- _Work to complete_: Go through the data below and gather each line containing "this".

- _Data rows_:
____________
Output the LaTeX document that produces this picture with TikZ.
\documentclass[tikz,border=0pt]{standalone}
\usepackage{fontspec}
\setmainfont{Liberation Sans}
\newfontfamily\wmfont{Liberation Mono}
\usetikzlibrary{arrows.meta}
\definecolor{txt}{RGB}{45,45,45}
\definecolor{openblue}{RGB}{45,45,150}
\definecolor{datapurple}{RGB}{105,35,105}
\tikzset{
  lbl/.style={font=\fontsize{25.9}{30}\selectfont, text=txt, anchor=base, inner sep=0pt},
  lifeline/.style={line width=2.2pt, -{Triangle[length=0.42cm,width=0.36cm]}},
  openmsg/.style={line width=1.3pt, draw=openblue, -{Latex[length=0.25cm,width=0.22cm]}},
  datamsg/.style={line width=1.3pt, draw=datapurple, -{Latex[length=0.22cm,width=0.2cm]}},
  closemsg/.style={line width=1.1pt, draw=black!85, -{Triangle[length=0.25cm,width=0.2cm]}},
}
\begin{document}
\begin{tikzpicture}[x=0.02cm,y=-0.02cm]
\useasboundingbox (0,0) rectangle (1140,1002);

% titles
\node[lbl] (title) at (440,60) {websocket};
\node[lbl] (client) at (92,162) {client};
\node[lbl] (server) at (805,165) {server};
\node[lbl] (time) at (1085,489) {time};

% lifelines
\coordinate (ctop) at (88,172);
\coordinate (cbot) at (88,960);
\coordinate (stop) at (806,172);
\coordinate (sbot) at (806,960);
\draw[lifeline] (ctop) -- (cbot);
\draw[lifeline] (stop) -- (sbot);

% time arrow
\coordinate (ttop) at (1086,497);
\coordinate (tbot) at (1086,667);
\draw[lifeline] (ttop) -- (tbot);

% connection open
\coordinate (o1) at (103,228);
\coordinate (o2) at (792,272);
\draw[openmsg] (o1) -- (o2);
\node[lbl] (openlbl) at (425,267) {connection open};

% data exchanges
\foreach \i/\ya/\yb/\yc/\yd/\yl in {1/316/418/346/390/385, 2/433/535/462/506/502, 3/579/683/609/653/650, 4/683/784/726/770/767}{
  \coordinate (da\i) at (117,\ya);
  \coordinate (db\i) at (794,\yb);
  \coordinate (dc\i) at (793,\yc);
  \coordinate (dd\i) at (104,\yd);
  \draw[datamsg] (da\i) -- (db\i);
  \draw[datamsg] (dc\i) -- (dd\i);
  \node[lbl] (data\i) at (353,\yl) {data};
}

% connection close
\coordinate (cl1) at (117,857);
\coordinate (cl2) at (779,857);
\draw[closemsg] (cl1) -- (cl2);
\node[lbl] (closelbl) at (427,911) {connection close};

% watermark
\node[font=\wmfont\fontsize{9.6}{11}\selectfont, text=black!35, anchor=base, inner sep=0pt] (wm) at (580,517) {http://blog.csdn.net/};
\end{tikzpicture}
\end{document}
____________
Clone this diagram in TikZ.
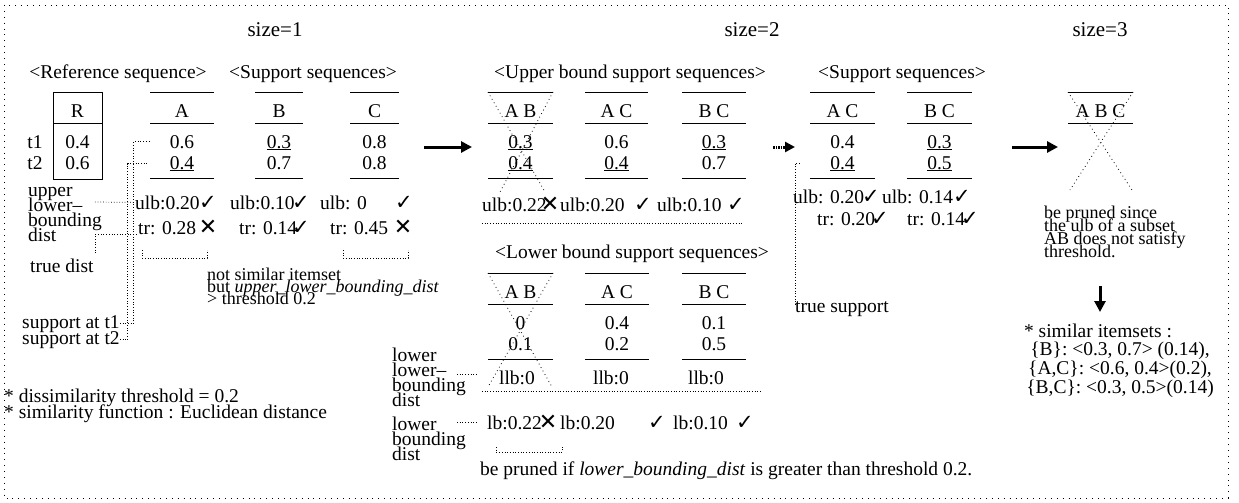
____________
- _Answer for the task_:
Output the LaTeX document that produces this picture with TikZ.
Clone this diagram in TikZ.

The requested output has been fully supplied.